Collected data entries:
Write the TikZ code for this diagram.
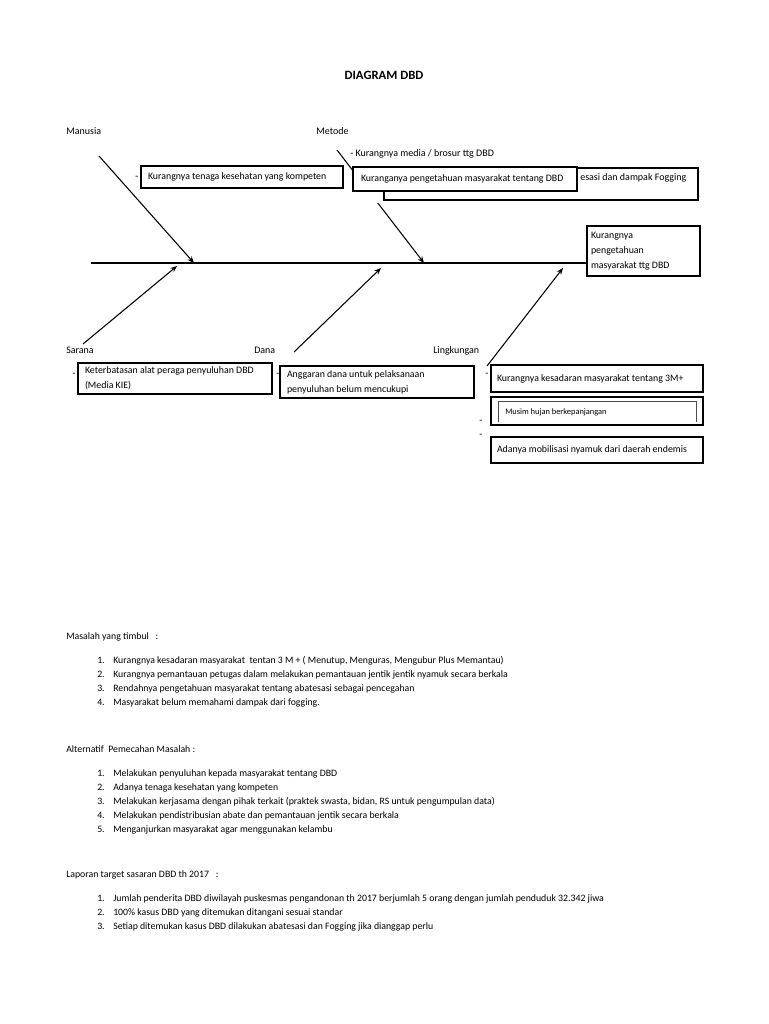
\documentclass[tikz,border=0pt]{standalone}
\usepackage{fontspec}
\setmainfont{Carlito}
\usetikzlibrary{arrows.meta}
\tikzset{
  txt/.style={font=\fontsize{7.35}{9}\selectfont, inner sep=0pt, anchor=base west},
  lbl/.style={font=\fontsize{7.5}{9}\selectfont, inner sep=0pt, anchor=base west},
  box/.style={draw, fill=white, line width=0.9pt, align=flush left, inner ysep=0pt, font=\fontsize{7.4}{11.25}\selectfont},
  bone/.style={line width=0.8pt, -{Stealth[length=5pt,width=4pt]}},
  spine/.style={line width=0.9pt}
}
\begin{document}
\begin{tikzpicture}[x=0.75pt,y=-0.75pt]
\useasboundingbox (0,0) rectangle (768,1024);
\fill[white] (0,0) rectangle (768,1024);

% title
\node[font=\fontsize{9.5}{11}\selectfont\bfseries, inner sep=0pt] (title) at (384,75) {DIAGRAM DBD};

% category labels
\node[lbl] (manusia) at (66,134) {Manusia};
\node[lbl] (metode) at (316,134) {Metode};
\node[lbl] (sarana) at (66,353) {Sarana};
\node[lbl] (dana) at (254,353) {Dana};
\node[lbl] (lingk) at (433,353) {Lingkungan};

% coordinates for bones
\coordinate (manS) at (99,156);
\coordinate (manE) at (194,263);
\coordinate (metS) at (337,150);
\coordinate (metE) at (424,263);
\coordinate (sarS) at (83,344);
\coordinate (sarE) at (177,266);
\coordinate (danS) at (294,352);
\coordinate (danE) at (381,268);
\coordinate (linS) at (487,366);
\coordinate (linE) at (563,268);
\coordinate (spS) at (91,263);

% effect box
\node[box, minimum width=84.75pt, minimum height=37.5pt, text width=78.75pt, inner xsep=3pt] (eff) at (643.5,251)
  {Kurangnya\\pengetahuan\\masyarakat ttg DBD};

% spine
\draw[spine] (spS) -- (spS -| eff.west);

% bones
\draw[bone] (manS) -- (manE);
\draw[bone] (metS) -- (metE);
\draw[bone] (sarS) -- (sarE);
\draw[bone] (danS) -- (danE);
\draw[bone] (linS) -- (linE);

% upper boxes
\node[lbl] (d1) at (135,179) {-};
\node[box, minimum width=151.5pt, minimum height=16.5pt, text width=141pt, inner xsep=5.25pt] (kt) at (242,177)
  {Kurangnya tenaga kesehatan yang kompeten};

\node[lbl] (media) at (350,156) {- Kurangnya media / brosur ttg DBD};
\node[box, minimum width=235.5pt, minimum height=24pt, inner sep=0pt] (kb) at (541,184) {};
\node[lbl] (kbt) at (580,180) {esasi dan dampak Fogging};
\fill[white] (358,191) rectangle (383,203);
\node[box, minimum width=168pt, minimum height=18pt, text width=156pt, inner xsep=6pt] (km) at (465,179)
  {Kuranganya pengetahuan masyarakat tentang DBD};

% lower boxes
\node[lbl] (d2) at (72,376) {-};
\node[box, minimum width=145.5pt, minimum height=23.25pt, text width=135pt, inner xsep=5.25pt] (ks) at (175,378.5)
  {Keterbatasan alat peraga penyuluhan DBD\\(Media KIE)};
\node[lbl] (d3) at (276,376) {-};
\node[box, minimum width=145.5pt, minimum height=24pt, text width=135pt, inner xsep=5.25pt] (ka) at (377,382)
  {Anggaran dana untuk pelaksanaan\\penyuluhan belum mencukupi};

\node[lbl] (d4) at (485,376) {-};
\node[box, minimum width=159pt, minimum height=20.25pt, text width=150pt, inner xsep=4.5pt] (l1) at (597,378.5)
  {Kurangnya kesadaran masyarakat tentang 3M+};
\node[lbl] (d5) at (479,423) {-};
\node[box, minimum width=159pt, minimum height=21pt, inner sep=0pt] (l2) at (597,411) {};
\draw[line width=0.6pt, black!70] (498,422) coordinate (inA) -- (498,401) -- (696,401) -- (696,422) coordinate (inB);
\node[txt, font=\fontsize{6.3}{8}\selectfont] (l2t) at (505,414) {Musim hujan berkepanjangan};
\node[lbl] (d6) at (479,437) {-};
\node[box, minimum width=159pt, minimum height=19.5pt, text width=150pt, inner xsep=4.5pt] (l3) at (597,450)
  {Adanya mobilisasi nyamuk dari daerah endemis};

% lists
\node[txt] (h1) at (66,639) {Masalah yang timbul\ \ \ :};
\node[txt] (a1n) at (97,663) {1.};
\node[txt] (a1) at (113,663) {Kurangnya kesadaran masyarakat\ \ tentan 3 M + ( Menutup, Menguras, Mengubur Plus Memantau)};
\node[txt] (a2n) at (97,677) {2.};
\node[txt] (a2) at (113,677) {Kurangnya pemantauan petugas dalam melakukan pemantauan jentik jentik nyamuk secara berkala};
\node[txt] (a3n) at (97,691) {3.};
\node[txt] (a3) at (113,691) {Rendahnya pengetahuan masyarakat tentang abatesasi sebagai pencegahan};
\node[txt] (a4n) at (97,705) {4.};
\node[txt] (a4) at (113,705) {Masyarakat belum memahami dampak dari fogging.};

\node[txt] (h2) at (66,752) {Alternatif\ \ Pemecahan Masalah :};
\node[txt] (b1n) at (97,776) {1.};
\node[txt] (b1) at (113,776) {Melakukan penyuluhan kepada masyarakat tentang DBD};
\node[txt] (b2n) at (97,790) {2.};
\node[txt] (b2) at (113,790) {Adanya tenaga kesehatan yang kompeten};
\node[txt] (b3n) at (97,804) {3.};
\node[txt] (b3) at (113,804) {Melakukan kerjasama dengan pihak terkait (praktek swasta, bidan, RS untuk pengumpulan data)};
\node[txt] (b4n) at (97,818) {4.};
\node[txt] (b4) at (113,818) {Melakukan pendistribusian abate dan pemantauan jentik secara berkala};
\node[txt] (b5n) at (97,832) {5.};
\node[txt] (b5) at (113,832) {Menganjurkan masyarakat agar menggunakan kelambu};

\node[txt] (h3) at (66,877) {Laporan target sasaran DBD th 2017\ \ \ :};
\node[txt] (c1n) at (97,901) {1.};
\node[txt] (c1) at (113,901) {Jumlah penderita DBD diwilayah puskesmas pengandonan th 2017 berjumlah 5 orang dengan jumlah penduduk 32.342 jiwa};
\node[txt] (c2n) at (97,915) {2.};
\node[txt] (c2) at (113,915) {100\% kasus DBD yang ditemukan ditangani sesuai standar};
\node[txt] (c3n) at (97,929) {3.};
\node[txt] (c3) at (113,929) {Setiap ditemukan kasus DBD dilakukan abatesasi dan Fogging jika dianggap perlu};
\end{tikzpicture}
\end{document}
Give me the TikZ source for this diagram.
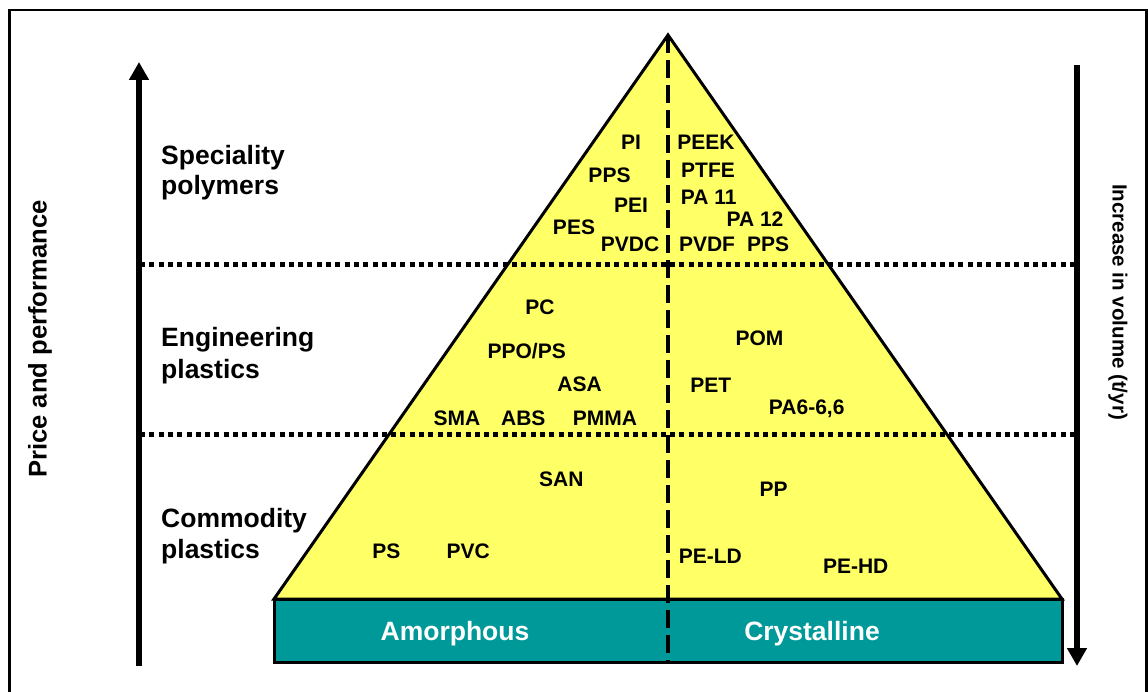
\documentclass[tikz,border=0pt]{standalone}
\usepackage{fontspec}
\setmainfont{Liberation Sans}
\usetikzlibrary{arrows.meta}
\definecolor{pyel}{RGB}{255,255,102}
\definecolor{pteal}{RGB}{0,153,153}
\begin{document}
\begin{tikzpicture}[x=1pt,y=-1pt,
  lab/.style={font=\fontsize{21}{25}\selectfont\bfseries, anchor=base, inner sep=0pt},
  big/.style={font=\fontsize{26.5}{31}\selectfont\bfseries, anchor=base west, inner sep=0pt},
  bar/.style={font=\fontsize{26.5}{31}\selectfont\bfseries, text=white, anchor=base, inner sep=0pt},
  dotline/.style={line width=5pt, dash pattern=on 5pt off 4.3pt},
  dashline/.style={line width=4.5pt, dash pattern=on 18pt off 7pt},
  bigarrow/.style={line width=6pt, -{Triangle[width=19pt,length=18pt]}}]
\useasboundingbox (0,0) rectangle (1148,692);
\clip (0,0) rectangle (1148,692);
\fill[white] (0,0) rectangle (1148,692);
% frame
\draw[line width=2.3pt] (9.5,700) -- (9.5,10.3) -- (1146.5,10.3) -- (1146.5,700);
% coordinates
\coordinate (apex) at (668,35);
\coordinate (bl) at (274,599);
\coordinate (br) at (1062,599);
\coordinate (bbl) at (274,662.5);
\coordinate (bbr) at (1062,662.5);
% triangle
\draw[fill=pyel, line width=3pt, line join=miter] (bl) -- (apex) -- (br) -- cycle;
% teal bar
\draw[fill=pteal, line width=3pt] (bl) rectangle (bbr);
% dotted lines
\coordinate (d1l) at (140,265);
\coordinate (d1r) at (1075,265);
\coordinate (d2l) at (140,434);
\coordinate (d2r) at (1075,434);
\draw[dotline] (d1l) -- (d1r);
\draw[dotline] (d2l) -- (d2r);
% dashed vertical
\coordinate (vbot) at (668,662.5);
\draw[dashline] (apex) -- (vbot);
% arrows
\coordinate (la0) at (139,666);
\coordinate (la1) at (139,62);
\coordinate (ra0) at (1077,65);
\coordinate (ra1) at (1077,666);
\draw[bigarrow] (la0) -- (la1);
\draw[bigarrow] (ra0) -- (ra1);
% side texts
\node[font=\fontsize{25.6}{30}\selectfont\bfseries, rotate=90, inner sep=0pt] (pp) at (40,339) {Price and performance};
\node[font=\fontsize{20.5}{25}\selectfont\bfseries, rotate=-90, inner sep=0pt] (iv) at (1118,302) {Increase in volume (t/yr)};
% category labels
\node[big] (sp1) at (161,165) {Speciality};
\node[big] (sp2) at (161,195) {polymers};
\node[big] (en1) at (161,347) {Engineering};
\node[big] (en2) at (161,378) {plastics};
\node[big] (co1) at (161,527) {Commodity};
\node[big] (co2) at (161,558) {plastics};
% bar labels
\node[bar] (am) at (455,640.5) {Amorphous};
\node[bar] (cr) at (812,640.5) {Crystalline};
% polymer labels (baseline = cap centre + 7.5)
\node[lab] (pi) at (631,150) {PI};
\node[lab] (pps1) at (609.5,182.5) {PPS};
\node[lab] (pei) at (631,212.5) {PEI};
\node[lab] (pes) at (574,234.5) {PES};
\node[lab] (pvdc) at (630,252) {PVDC};
\node[lab] (peek) at (706,150) {PEEK};
\node[lab] (ptfe) at (708,177.5) {PTFE};
\node[lab] (pa11) at (708.7,204.5) {PA 11};
\node[lab] (pa12) at (755,226.5) {PA 12};
\node[lab] (pvdf) at (707,252) {PVDF};
\node[lab] (pps2) at (768,252) {PPS};
\node[lab] (pc) at (540,315) {PC};
\node[lab] (ppo) at (526.7,358.8) {PPO/PS};
\node[lab] (asa) at (579.5,391.5) {ASA};
\node[lab] (sma) at (457,425.3) {SMA};
\node[lab] (abs) at (523.3,425.3) {ABS};
\node[lab] (pmma) at (605,425.3) {PMMA};
\node[lab] (pom) at (759.5,345.5) {POM};
\node[lab] (pet) at (710.8,392.2) {PET};
\node[lab] (pa66) at (806.7,414.2) {PA6-6,6};
\node[lab] (san) at (561.3,486.7) {SAN};
\node[lab] (pp) at (773.7,496.2) {PP};
\node[lab] (ps) at (386.3,558) {PS};
\node[lab] (pvc) at (468.3,558) {PVC};
\node[lab] (peld) at (710.3,563.5) {PE-LD};
\node[lab] (pehd) at (855.7,573.5) {PE-HD};
\end{tikzpicture}
\end{document}
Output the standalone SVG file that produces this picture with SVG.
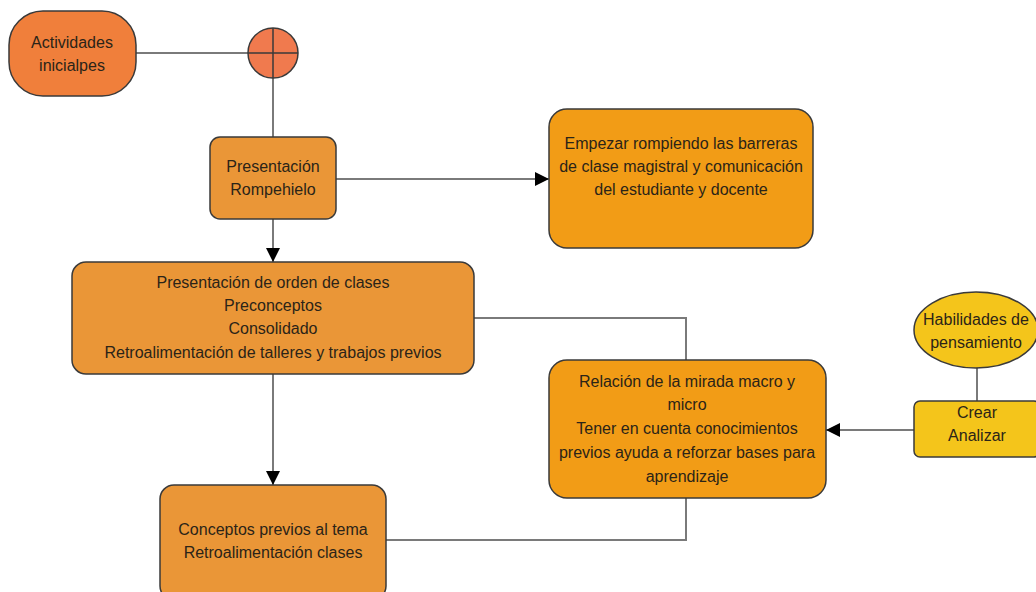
<svg xmlns="http://www.w3.org/2000/svg" width="1036" height="592" viewBox="0 0 1036 592">
<defs>
<style>
.t{font-family:"Liberation Sans",Arial,sans-serif;font-size:16px;fill:#2b2418;text-anchor:middle}
.b{stroke:#3a3a3a;stroke-width:1.5}
.c{fill:none;stroke:#7a7a7a;stroke-width:2}
</style>
<marker id="ah" viewBox="0 0 10 10" refX="10" refY="5" markerWidth="7" markerHeight="7" markerUnits="userSpaceOnUse" orient="auto">
<path d="M0,0 L10,5 L0,10 z" fill="#000"/>
</marker>
<marker id="a" viewBox="0 0 12 12" refX="12" refY="6" markerWidth="14" markerHeight="14" markerUnits="userSpaceOnUse" orient="auto">
<path d="M0,0 L12,6 L0,12 z" fill="#000"/>
</marker>
</defs>
<rect width="1036" height="592" fill="#fff"/>
<g id="connectors">
<path class="c" d="M136,53 H273"/>
<path class="c" d="M273,78 V137"/>
<path class="c" d="M336,179 H549" marker-end="url(#a)"/>
<path class="c" d="M273,219 V262" marker-end="url(#a)"/>
<path class="c" d="M474,318 H686 V360"/>
<path class="c" d="M273,374 V485" marker-end="url(#a)"/>
<path class="c" d="M386,540 H686 V498"/>
<path class="c" d="M977,368 V401"/>
<path class="c" d="M914,430 H826" marker-end="url(#a)"/>
</g>
<g id="actividades">
<rect class="b" x="9" y="11" width="127" height="85" rx="34" fill="#F07F3B"/>
<text class="t" x="72" y="48">Actividades</text>
<text class="t" x="72" y="71">inicialpes</text>
</g>
<g id="junction">
<circle class="b" cx="273" cy="53" r="25" fill="#F07A4E"/>
<path d="M248,53 H298 M273,28 V78" stroke="#3a3a3a" stroke-width="1.5"/>
</g>
<g id="presentacion">
<rect class="b" x="210" y="137" width="126" height="82" rx="10" fill="#EA9637"/>
<text class="t" x="273" y="172">Presentación</text>
<text class="t" x="273" y="195">Rompehielo</text>
</g>
<g id="empezar">
<rect class="b" x="549" y="109" width="264" height="139" rx="18" fill="#F29C16"/>
<text class="t" x="681" y="149">Empezar rompiendo las barreras</text>
<text class="t" x="681" y="172">de clase magistral y comunicación</text>
<text class="t" x="681" y="195">del estudiante y docente</text>
</g>
<g id="orden">
<rect class="b" x="72" y="262" width="402" height="112" rx="14" fill="#EA9637"/>
<text class="t" x="273" y="288">Presentación de orden de clases</text>
<text class="t" x="273" y="311">Preconceptos</text>
<text class="t" x="273" y="334">Consolidado</text>
<text class="t" x="273" y="358">Retroalimentación de talleres y trabajos previos</text>
</g>
<g id="relacion">
<rect class="b" x="549" y="360" width="277" height="138" rx="18" fill="#F29C16"/>
<text class="t" x="687" y="387">Relación de la mirada macro y</text>
<text class="t" x="687" y="410">micro</text>
<text class="t" x="687" y="434">Tener en cuenta conocimientos</text>
<text class="t" x="687" y="458">previos ayuda a reforzar bases para</text>
<text class="t" x="687" y="482">aprendizaje</text>
</g>
<g id="conceptos">
<rect class="b" x="160" y="485" width="226" height="115" rx="14" fill="#EA9637"/>
<text class="t" x="273" y="535">Conceptos previos al tema</text>
<text class="t" x="273" y="558">Retroalimentación clases</text>
</g>
<g id="habilidades">
<ellipse class="b" cx="976" cy="330" rx="62" ry="38" fill="#F4C51B"/>
<text class="t" x="976" y="325">Habilidades de</text>
<text class="t" x="976" y="348">pensamiento</text>
</g>
<g id="crear">
<rect class="b" x="914" y="401" width="126" height="56" rx="6" fill="#F4C51B"/>
<text class="t" x="977" y="418">Crear</text>
<text class="t" x="977" y="441">Analizar</text>
</g>
</svg>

Directions =>
Reproduce the records above from their first line to the line bearing "(spS) at (91,263);", both ends included, leaving every picture out.

Worked solution =>
Write the TikZ code for this diagram.
\documentclass[tikz,border=0pt]{standalone}
\usepackage{fontspec}
\setmainfont{Carlito}
\usetikzlibrary{arrows.meta}
\tikzset{
  txt/.style={font=\fontsize{7.35}{9}\selectfont, inner sep=0pt, anchor=base west},
  lbl/.style={font=\fontsize{7.5}{9}\selectfont, inner sep=0pt, anchor=base west},
  box/.style={draw, fill=white, line width=0.9pt, align=flush left, inner ysep=0pt, font=\fontsize{7.4}{11.25}\selectfont},
  bone/.style={line width=0.8pt, -{Stealth[length=5pt,width=4pt]}},
  spine/.style={line width=0.9pt}
}
\begin{document}
\begin{tikzpicture}[x=0.75pt,y=-0.75pt]
\useasboundingbox (0,0) rectangle (768,1024);
\fill[white] (0,0) rectangle (768,1024);

% title
\node[font=\fontsize{9.5}{11}\selectfont\bfseries, inner sep=0pt] (title) at (384,75) {DIAGRAM DBD};

% category labels
\node[lbl] (manusia) at (66,134) {Manusia};
\node[lbl] (metode) at (316,134) {Metode};
\node[lbl] (sarana) at (66,353) {Sarana};
\node[lbl] (dana) at (254,353) {Dana};
\node[lbl] (lingk) at (433,353) {Lingkungan};

% coordinates for bones
\coordinate (manS) at (99,156);
\coordinate (manE) at (194,263);
\coordinate (metS) at (337,150);
\coordinate (metE) at (424,263);
\coordinate (sarS) at (83,344);
\coordinate (sarE) at (177,266);
\coordinate (danS) at (294,352);
\coordinate (danE) at (381,268);
\coordinate (linS) at (487,366);
\coordinate (linE) at (563,268);
\coordinate (spS) at (91,263);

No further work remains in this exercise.